Response: Two thousand years ago no one was around to know about the Mississippi River. In 12 A.D., or thereabouts, archaeologists can only consider scenarios of ancient peoples in the Americas. What existed on the Mississippi is anyone’s guess, especially since the Mississippi has changed drastically over the centuries, as well as in modern times. As late as the 20th century, pilots and ship captains along the Mississippi had to be careful of snags and running aground when sailing along the Mississippi River, especially at night since the waters could change course during the day. As for being narrow, there is no geologic or historical factors to suggest the river was narrow other than at its headwaters. In fact, it is considered by everyone who writes about it as being a “barrier for land travel.” What was east was east, and what was west was west for migratory issues. As far as rapids are concerned, it would be a desperate army that would seek to cross a river among rapids. Having commanded troops, it would be foolhardy to endanger your army in crossing rapids unless there was a mighty good reason—but be it known that any commander would realize that in so doing, he would lose a portion of his troops. I have traveled the Mississippi from Minnesota to New Orleans, and where it is mostly flat along the banks (most of the way), it is hard to see any reason why it might have been narrower, especially when it did not have to cut its way through, but meandered along the lowlands. In addition, the Great Lakes area has always been a major water area, and the Mississippi river basin (drainage basin), one of the three largest in the world, has always been necessary as water moved from high ground to the ocean, and in ancient times, drained the glacial melting of the ice over most of the north.

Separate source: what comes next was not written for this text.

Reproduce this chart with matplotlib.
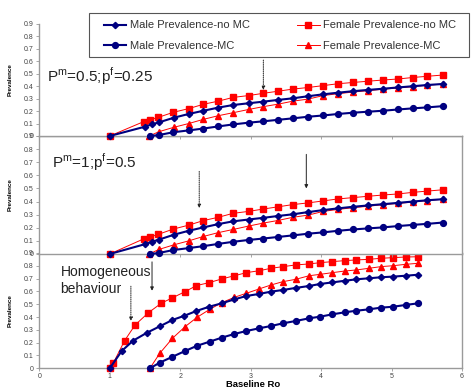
import matplotlib
matplotlib.use("Agg")
import matplotlib.pyplot as plt
from matplotlib.patches import Rectangle

# ---- data ----
# heterogeneous panels (top and middle share the same curves)
male_nomc_x = [1.0, 1.50, 1.60, 1.70, 1.91, 2.12, 2.33, 2.54, 2.75, 2.97, 3.18, 3.39,
               3.60, 3.82, 4.03, 4.24, 4.45, 4.66, 4.88, 5.09, 5.30, 5.51, 5.73]
male_nomc_y = [0, 0.075, 0.094, 0.11, 0.147, 0.177, 0.203, 0.228, 0.249, 0.263, 0.276, 0.29,
               0.303, 0.32, 0.335, 0.348, 0.36, 0.37, 0.38, 0.39, 0.40, 0.41, 0.418]

female_nomc_x = [1.0, 1.48, 1.57, 1.69, 1.90, 2.12, 2.33, 2.54, 2.75, 2.97, 3.18, 3.39,
                 3.60, 3.82, 4.03, 4.24, 4.45, 4.66, 4.88, 5.09, 5.30, 5.51, 5.73]
female_nomc_y = [0, 0.115, 0.13, 0.15, 0.19, 0.22, 0.255, 0.28, 0.31, 0.325, 0.343, 0.36,
                 0.377, 0.39, 0.405, 0.42, 0.43, 0.44, 0.45, 0.458, 0.47, 0.48, 0.49]

male_mc_x = [1.57, 1.70, 1.90, 2.12, 2.33, 2.54, 2.75, 2.97, 3.18, 3.39, 3.60,
             3.82, 4.03, 4.24, 4.45, 4.66, 4.88, 5.09, 5.30, 5.51, 5.73]
male_mc_y = [0, 0.008, 0.03, 0.045, 0.06, 0.077, 0.093, 0.107, 0.118, 0.13, 0.142,
             0.155, 0.165, 0.177, 0.187, 0.195, 0.203, 0.213, 0.222, 0.23, 0.24]

female_mc_x = [1.56, 1.70, 1.91, 2.12, 2.33, 2.54, 2.75, 2.97, 3.18, 3.39, 3.60,
               3.82, 4.03, 4.24, 4.45, 4.66, 4.88, 5.09, 5.30, 5.51, 5.73]
female_mc_y = [0, 0.035, 0.07, 0.10, 0.134, 0.163, 0.187, 0.213, 0.236, 0.256, 0.28,
               0.297, 0.325, 0.34, 0.353, 0.364, 0.376, 0.386, 0.396, 0.408, 0.418]

# homogeneous panel (bottom)
hom_male_nomc_x = [1.0, 1.17, 1.33, 1.53, 1.72, 1.89, 2.06, 2.23, 2.41, 2.59, 2.77, 2.94, 3.12,
                   3.29, 3.46, 3.64, 3.83, 3.99, 4.16, 4.34, 4.50, 4.68, 4.85, 5.02, 5.20, 5.38]
hom_male_nomc_y = [0, 0.135, 0.215, 0.278, 0.33, 0.377, 0.41, 0.447, 0.48, 0.507, 0.538, 0.564, 0.58,
                   0.598, 0.611, 0.627, 0.642, 0.658, 0.67, 0.683, 0.694, 0.702, 0.71, 0.715, 0.722, 0.73]

hom_female_nomc_x = [1.0, 1.05, 1.21, 1.36, 1.55, 1.73, 1.89, 2.07, 2.23, 2.41, 2.59, 2.77, 2.94, 3.12,
                     3.29, 3.46, 3.64, 3.83, 3.99, 4.16, 4.34, 4.50, 4.68, 4.85, 5.02, 5.20, 5.38]
hom_female_nomc_y = [0, 0.04, 0.215, 0.338, 0.434, 0.507, 0.55, 0.598, 0.645, 0.668, 0.697, 0.722, 0.746,
                     0.761, 0.78, 0.793, 0.806, 0.814, 0.824, 0.832, 0.84, 0.845, 0.85, 0.858, 0.863,
                     0.868, 0.87]

hom_mc_x = [1.57, 1.71, 1.89, 2.07, 2.24, 2.42, 2.59, 2.77, 2.94, 3.12, 3.29, 3.46,
            3.64, 3.83, 3.99, 4.16, 4.34, 4.50, 4.68, 4.85, 5.02, 5.20, 5.38]
hom_male_mc_y = [0, 0.044, 0.09, 0.135, 0.176, 0.208, 0.239, 0.268, 0.291, 0.312, 0.33, 0.351,
                 0.369, 0.39, 0.403, 0.421, 0.437, 0.449, 0.46, 0.473, 0.48, 0.494, 0.507]
hom_female_mc_y = [0, 0.117, 0.234, 0.325, 0.398, 0.46, 0.512, 0.554, 0.585, 0.619, 0.65, 0.676,
                   0.694, 0.722, 0.733, 0.746, 0.759, 0.767, 0.78, 0.793, 0.80, 0.811, 0.819]

series_labels = ["Male Prevalence-no MC", "Male Prevalence-MC",
                 "Female Prevalence-no MC", "Female Prevalence-MC"]
x_ticks = [0, 1, 2, 3, 4, 5, 6]
y_ticks = [0, 0.1, 0.2, 0.3, 0.4, 0.5, 0.6, 0.7, 0.8, 0.9]
y_tick_labels = ["0", "0.1", "0.2", "0.3", "0.4", "0.5", "0.6", "0.7", "0.8", "0.9"]

NAVY = "#000080"
RED = "#ff0000"
GRAY = "#9a9a9a"

plt.rcParams["font.family"] = "Liberation Sans"
plt.rcParams["mathtext.fontset"] = "custom"
plt.rcParams["mathtext.rm"] = "Liberation Sans"


def style_axes(ax, show_xlabels, frame):
    ax.set_xlim(0, 6)
    ax.set_ylim(0, 0.9)
    ax.set_xticks(x_ticks)
    ax.set_yticks(y_ticks)
    ax.set_yticklabels(y_tick_labels)
    if not show_xlabels:
        ax.set_xticklabels([])
    ax.tick_params(direction="out", length=2.5, width=0.6, color=GRAY,
                   labelsize=5, labelcolor="#444444", pad=1.5)
    ax.tick_params(axis="x", pad=1.0)
    for side in ["left", "bottom", "top", "right"]:
        ax.spines[side].set_color(GRAY)
        ax.spines[side].set_linewidth(1.0)
    if not frame:
        ax.spines["top"].set_visible(False)
        ax.spines["right"].set_visible(False)
    ax.set_ylabel("Prevalence", fontsize=4.5, fontweight="bold")
    ax.yaxis.set_label_coords(-0.064, 0.5)


def draw_series(ax, mnx, mny, mmx, mmy, fnx, fny, fmx, fmy):
    h1, = ax.plot(mnx, mny, color=NAVY, lw=1.5, marker="D", ms=3.2, clip_on=False, zorder=4)
    h2, = ax.plot(mmx, mmy, color=NAVY, lw=1.5, marker="o", ms=4.2, clip_on=False, zorder=4)
    h3, = ax.plot(fnx, fny, color=RED, lw=0.7, marker="s", ms=4.8, clip_on=False, zorder=3)
    h4, = ax.plot(fmx, fmy, color=RED, lw=0.7, marker="^", ms=5.0, clip_on=False, zorder=3)
    return [h1, h2, h3, h4]


def arrow(ax, x, y0, y1, dotted):
    ax.annotate("", xy=(x, y1), xytext=(x, y0),
                arrowprops=dict(arrowstyle="-|>", lw=0.7, color="#222222",
                                linestyle=(0, (1, 1.2)) if dotted else "-",
                                mutation_scale=5, shrinkA=0, shrinkB=0))


def main():
    fig = plt.figure(figsize=(4.74, 3.88), dpi=100)
    left = 39.3 / 474
    width = (462 - 39.3) / 474

    # bottom panel first so the upper panels sit on top of it
    ax3 = fig.add_axes([left, 1 - 368.3 / 388, width, 115.4 / 388])
    ax2 = fig.add_axes([left, 1 - 254 / 388, width, 118 / 388])
    ax1 = fig.add_axes([left, 1 - 136 / 388, width, 112 / 388])

    handles = draw_series(ax1, male_nomc_x, male_nomc_y, male_mc_x, male_mc_y,
                          female_nomc_x, female_nomc_y, female_mc_x, female_mc_y)
    draw_series(ax2, male_nomc_x, male_nomc_y, male_mc_x, male_mc_y,
                female_nomc_x, female_nomc_y, female_mc_x, female_mc_y)
    draw_series(ax3, hom_male_nomc_x, hom_male_nomc_y, hom_mc_x, hom_male_mc_y,
                hom_female_nomc_x, hom_female_nomc_y, hom_mc_x, hom_female_mc_y)

    style_axes(ax1, False, False)
    style_axes(ax2, False, True)
    style_axes(ax3, True, True)
    ax3.set_xlabel("Baseline Ro", fontsize=6.8, fontweight="bold", va="center")
    ax3.xaxis.set_label_coords(0.505, -0.14)

    # panel texts
    ax1.text(0.105, 0.48, r"P$^{\mathrm{m}}$=0.5;p$^{\mathrm{f}}$=0.25", fontsize=11,
             va="center", ha="left", color="#222222")
    ax2.text(0.185, 0.697, r"P$^{\mathrm{m}}$=1;p$^{\mathrm{f}}$=0.5", fontsize=11,
             va="center", ha="left", color="#222222")
    ax3.text(0.30, 0.685, "Homogeneous\nbehaviour", fontsize=10, va="center", ha="left",
             color="#222222", linespacing=1.2)

    # arrows
    arrow(ax1, 3.18, 0.61, 0.37, True)
    arrow(ax2, 2.27, 0.63, 0.35, True)
    arrow(ax2, 3.79, 0.76, 0.50, False)
    arrow(ax3, 1.30, 0.64, 0.37, True)
    arrow(ax3, 1.60, 0.83, 0.605, False)

    # legend with its own frame box
    fig.legend(handles, series_labels, ncol=2, loc="upper left",
               bbox_to_anchor=(104 / 474, 1 - 20.5 / 388), frameon=False,
               fontsize=8, handlelength=2.0, handletextpad=0.3, labelspacing=0.95,
               columnspacing=4.3, borderpad=0, borderaxespad=0, labelcolor="#333333")
    fig.patches.append(Rectangle((89 / 474, 1 - 57 / 388), 380 / 474, 44 / 388,
                                 transform=fig.transFigure, fill=False,
                                 ec="#555555", lw=0.8))

    fig.savefig("out.png", dpi=100)


if __name__ == "__main__":
    main()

It is interesting you mention Keokuk, Iowa. My wife and I spent some time there and across the river in Nauvoo this past year. Got eaten alive by the mosquitoes at the Pageant, too. However, I have to disagree with you about the flatness of the area. If you call a little ripple in the road of ten or twenty feet in elevation a hill, fine. However, the area around Keokuk is “as flat as a pancake.” We showed pictures to back up our original article, and I will include a few more, and by the way, since the issue was over mountains (not hills), perhaps you might want to come west where real mountains exist (I live at 6000 feet, with mountain peaks as high as 11,000 feet looking down on us (Brian Head is 11,307 feet, with 21 peaks over 10,000 feet in the state). And just to be on the same page, in the entire state of Iowa, which covers 56,276 square miles, the highest point in the entire state is Hawkeye Point on the Sterler Farm in Osceloa County, which stands at 1,670 feet above sea level; the lowest point in the state is the Mississippi River at 480 feet above sea level, which means there is a swing in elevation of only 1190 feet across over 56,000 square miles—I believe most people would call that about as “flat as a pancake” as a state in the United States gets. To state it differently, the entire state is divided into three basic areas: 1) Young Drift Plains, northern and central Iowa, mostly flat, fertile lands; 2) Dissected Till Plains, southern Iowa extending northward, with low rolling hills and bluffs 100 to 300 feet high; and 3) Driftless Area; northern Iowa, paralleling the Mississippi River, with rugged hills and cliffs, but mostly a flat area (see image below).
The Driftless Area of Iowa. A 100’ bluff in foreground and “flat as a pancake” in the background, with nothing in the area over 300’ high
The area of Keokuk (foreground) is 571 feet in elevation, looking across the Mississippi into Illinois (Hamilton and Nauvoo is to the left of the picture on the far side of the river). Note how flat everything is
The area in the far southeast of Iowa, near the Missouri and Illinois borders. This is the area the article was written about that Robin is criticizing, showing there are no mountains as illustrated in the Book of Mormon south of (their) Zarahemla
Northeast Iowa is also flat as a pancake; part of the Young Drift Plains of northern and central Iowa
Illinois, across the river from Iowa, is even flatter, with its highest point at 1235 feet, and lowest 279 feet, its variance over 55,593 square miles is only 956 feet, with a mean elevation for the state of 600 feet above sea level. I may not know of which I speak, as you pointed out, however, the numerous pictures as well as my own travels through eastern and southeastern Iowa are pretty specific.